--- Begin PROVIDED DATA ---

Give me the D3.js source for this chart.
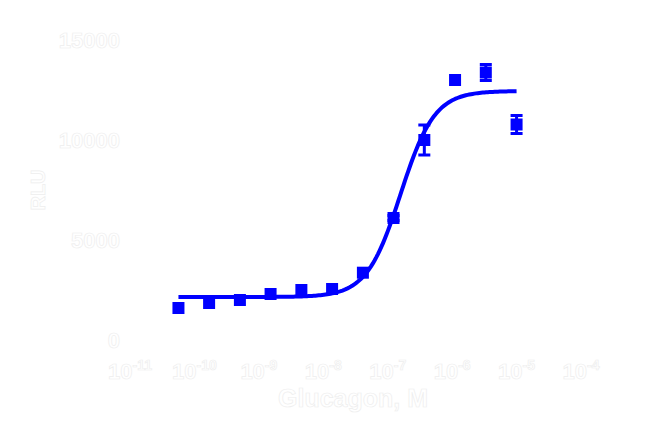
<!DOCTYPE html>
<html><head><meta charset="utf-8">
<script src="https://cdn.jsdelivr.net/npm/d3@7"></script>
<style>body{margin:0;background:#fff}svg{display:block}</style>
</head><body>
<div id="chart"></div>
<script>
const concentrations = [5.65e-11, 1.69e-10, 5.08e-10, 1.52e-9, 4.57e-9, 1.37e-8, 4.12e-8, 1.23e-7, 3.70e-7, 1.11e-6, 3.33e-6, 1.0e-5];
const rluValues =      [1600, 1850, 2000, 2300, 2500, 2550, 3365, 6100, 10000, 13000, 13375, 10775];
const rluErrors =      [0, 0, 0, 0, 0, 0, 0, 125, 750, 0, 400, 450];
const xTickExponents = [-11, -10, -9, -8, -7, -6, -5, -4];
const yTickValues = [0, 5000, 10000, 15000];
const fitBottom = 2150, fitTop = 12450, fitLogEC50 = -6.80, fitHill = 1.65;

const W = 650, H = 435;
const svg = d3.select("#chart").append("svg").attr("width", W).attr("height", H);
const x = d3.scaleLog().domain([1e-11, 1e-4]).range([130, 581]);
const y = d3.scaleLinear().domain([0, 15000]).range([340, 40]);

const textFill = "#ffffff", textStroke = "#eeeeee", sw = 0.7;
const font = "'Liberation Sans', Arial, sans-serif";

// invisible (white) axes
svg.append("g").attr("transform", "translate(0,350)")
  .call(d3.axisBottom(x).tickValues(xTickExponents.map(e => Math.pow(10, e))).tickFormat(""))
  .call(g => g.selectAll("path,line").attr("stroke", "#fff"));
svg.append("g").attr("transform", "translate(135,0)")
  .call(d3.axisLeft(y).tickValues(yTickValues).tickFormat(""))
  .call(g => g.selectAll("path,line").attr("stroke", "#fff"));

// y tick labels
svg.selectAll(".ylab").data(yTickValues).enter().append("text")
  .attr("x", 120).attr("y", d => y(d)).attr("dy", "0.36em")
  .attr("text-anchor", "end").attr("font-family", font).attr("font-weight", "bold")
  .attr("font-size", 22).attr("fill", textFill).attr("stroke", textStroke).attr("stroke-width", sw)
  .text(d => d);

// x tick labels
const xl = svg.selectAll(".xlab").data(xTickExponents).enter().append("text")
  .attr("x", d => x(Math.pow(10, d))).attr("y", 379)
  .attr("text-anchor", "middle").attr("font-family", font).attr("font-weight", "bold")
  .attr("font-size", 22).attr("fill", textFill).attr("stroke", textStroke).attr("stroke-width", sw);
xl.append("tspan").text("10");
xl.append("tspan").attr("dy", -9).attr("font-size", 14).text(d => "-" + Math.abs(d));

// axis titles
svg.append("text").attr("x", 353).attr("y", 407).attr("text-anchor", "middle")
  .attr("font-family", font).attr("font-weight", "bold").attr("font-size", 25)
  .attr("fill", textFill).attr("stroke", textStroke).attr("stroke-width", sw)
  .text("Glucagon, M");
svg.append("text").attr("transform", "translate(45,190) rotate(-90)").attr("text-anchor", "middle")
  .attr("font-family", font).attr("font-weight", "bold").attr("font-size", 20)
  .attr("fill", textFill).attr("stroke", textStroke).attr("stroke-width", sw)
  .text("RLU");

const blue = "#0000ff";
// fitted curve
const lo = Math.log10(concentrations[0]), hi = Math.log10(concentrations[concentrations.length - 1]);
const curvePts = d3.range(0, 201).map(i => lo + (hi - lo) * i / 200);
const fit = l => fitBottom + (fitTop - fitBottom) / (1 + Math.pow(10, (fitLogEC50 - l) * fitHill));
svg.append("path").datum(curvePts)
  .attr("d", d3.line().x(l => x(Math.pow(10, l))).y(l => y(fit(l))))
  .attr("fill", "none").attr("stroke", blue).attr("stroke-width", 4);

// error bars
const data = concentrations.map((c, i) => ({c, v: rluValues[i], e: rluErrors[i]})).filter(d => d.e > 0);
const eb = svg.append("g").attr("stroke", blue).attr("stroke-width", 3);
eb.selectAll(".stem").data(data).enter().append("line")
  .attr("x1", d => x(d.c)).attr("x2", d => x(d.c))
  .attr("y1", d => y(d.v - d.e)).attr("y2", d => y(d.v + d.e));
eb.selectAll(".capt").data(data).enter().append("line")
  .attr("x1", d => x(d.c) - 6).attr("x2", d => x(d.c) + 6)
  .attr("y1", d => y(d.v + d.e)).attr("y2", d => y(d.v + d.e));
eb.selectAll(".capb").data(data).enter().append("line")
  .attr("x1", d => x(d.c) - 6).attr("x2", d => x(d.c) + 6)
  .attr("y1", d => y(d.v - d.e)).attr("y2", d => y(d.v - d.e));

// markers
const s = 12;
svg.selectAll(".pt").data(concentrations).enter().append("rect")
  .attr("x", (c) => x(c) - s / 2).attr("y", (c, i) => y(rluValues[i]) - s / 2)
  .attr("width", s).attr("height", s).attr("fill", blue);
</script>
</body></html>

--- End PROVIDED DATA ---

OBJECTIVE
Reproduce every line of the material precisely, omitting its pictures.

REPLY
Give me the D3.js source for this chart.
<!DOCTYPE html>
<html><head><meta charset="utf-8">
<script src="https://cdn.jsdelivr.net/npm/d3@7"></script>
<style>body{margin:0;background:#fff}svg{display:block}</style>
</head><body>
<div id="chart"></div>
<script>
const concentrations = [5.65e-11, 1.69e-10, 5.08e-10, 1.52e-9, 4.57e-9, 1.37e-8, 4.12e-8, 1.23e-7, 3.70e-7, 1.11e-6, 3.33e-6, 1.0e-5];
const rluValues =      [1600, 1850, 2000, 2300, 2500, 2550, 3365, 6100, 10000, 13000, 13375, 10775];
const rluErrors =      [0, 0, 0, 0, 0, 0, 0, 125, 750, 0, 400, 450];
const xTickExponents = [-11, -10, -9, -8, -7, -6, -5, -4];
const yTickValues = [0, 5000, 10000, 15000];
const fitBottom = 2150, fitTop = 12450, fitLogEC50 = -6.80, fitHill = 1.65;

const W = 650, H = 435;
const svg = d3.select("#chart").append("svg").attr("width", W).attr("height", H);
const x = d3.scaleLog().domain([1e-11, 1e-4]).range([130, 581]);
const y = d3.scaleLinear().domain([0, 15000]).range([340, 40]);

const textFill = "#ffffff", textStroke = "#eeeeee", sw = 0.7;
const font = "'Liberation Sans', Arial, sans-serif";

// invisible (white) axes
svg.append("g").attr("transform", "translate(0,350)")
  .call(d3.axisBottom(x).tickValues(xTickExponents.map(e => Math.pow(10, e))).tickFormat(""))
  .call(g => g.selectAll("path,line").attr("stroke", "#fff"));
svg.append("g").attr("transform", "translate(135,0)")
  .call(d3.axisLeft(y).tickValues(yTickValues).tickFormat(""))
  .call(g => g.selectAll("path,line").attr("stroke", "#fff"));

// y tick labels
svg.selectAll(".ylab").data(yTickValues).enter().append("text")
  .attr("x", 120).attr("y", d => y(d)).attr("dy", "0.36em")
  .attr("text-anchor", "end").attr("font-family", font).attr("font-weight", "bold")
  .attr("font-size", 22).attr("fill", textFill).attr("stroke", textStroke).attr("stroke-width", sw)
  .text(d => d);

// x tick labels
const xl = svg.selectAll(".xlab").data(xTickExponents).enter().append("text")
  .attr("x", d => x(Math.pow(10, d))).attr("y", 379)
  .attr("text-anchor", "middle").attr("font-family", font).attr("font-weight", "bold")
  .attr("font-size", 22).attr("fill", textFill).attr("stroke", textStroke).attr("stroke-width", sw);
xl.append("tspan").text("10");
xl.append("tspan").attr("dy", -9).attr("font-size", 14).text(d => "-" + Math.abs(d));

// axis titles
svg.append("text").attr("x", 353).attr("y", 407).attr("text-anchor", "middle")
  .attr("font-family", font).attr("font-weight", "bold").attr("font-size", 25)
  .attr("fill", textFill).attr("stroke", textStroke).attr("stroke-width", sw)
  .text("Glucagon, M");
svg.append("text").attr("transform", "translate(45,190) rotate(-90)").attr("text-anchor", "middle")
  .attr("font-family", font).attr("font-weight", "bold").attr("font-size", 20)
  .attr("fill", textFill).attr("stroke", textStroke).attr("stroke-width", sw)
  .text("RLU");

const blue = "#0000ff";
// fitted curve
const lo = Math.log10(concentrations[0]), hi = Math.log10(concentrations[concentrations.length - 1]);
const curvePts = d3.range(0, 201).map(i => lo + (hi - lo) * i / 200);
const fit = l => fitBottom + (fitTop - fitBottom) / (1 + Math.pow(10, (fitLogEC50 - l) * fitHill));
svg.append("path").datum(curvePts)
  .attr("d", d3.line().x(l => x(Math.pow(10, l))).y(l => y(fit(l))))
  .attr("fill", "none").attr("stroke", blue).attr("stroke-width", 4);

// error bars
const data = concentrations.map((c, i) => ({c, v: rluValues[i], e: rluErrors[i]})).filter(d => d.e > 0);
const eb = svg.append("g").attr("stroke", blue).attr("stroke-width", 3);
eb.selectAll(".stem").data(data).enter().append("line")
  .attr("x1", d => x(d.c)).attr("x2", d => x(d.c))
  .attr("y1", d => y(d.v - d.e)).attr("y2", d => y(d.v + d.e));
eb.selectAll(".capt").data(data).enter().append("line")
  .attr("x1", d => x(d.c) - 6).attr("x2", d => x(d.c) + 6)
  .attr("y1", d => y(d.v + d.e)).attr("y2", d => y(d.v + d.e));
eb.selectAll(".capb").data(data).enter().append("line")
  .attr("x1", d => x(d.c) - 6).attr("x2", d => x(d.c) + 6)
  .attr("y1", d => y(d.v - d.e)).attr("y2", d => y(d.v - d.e));

// markers
const s = 12;
svg.selectAll(".pt").data(concentrations).enter().append("rect")
  .attr("x", (c) => x(c) - s / 2).attr("y", (c, i) => y(rluValues[i]) - s / 2)
  .attr("width", s).attr("height", s).attr("fill", blue);
</script>
</body></html>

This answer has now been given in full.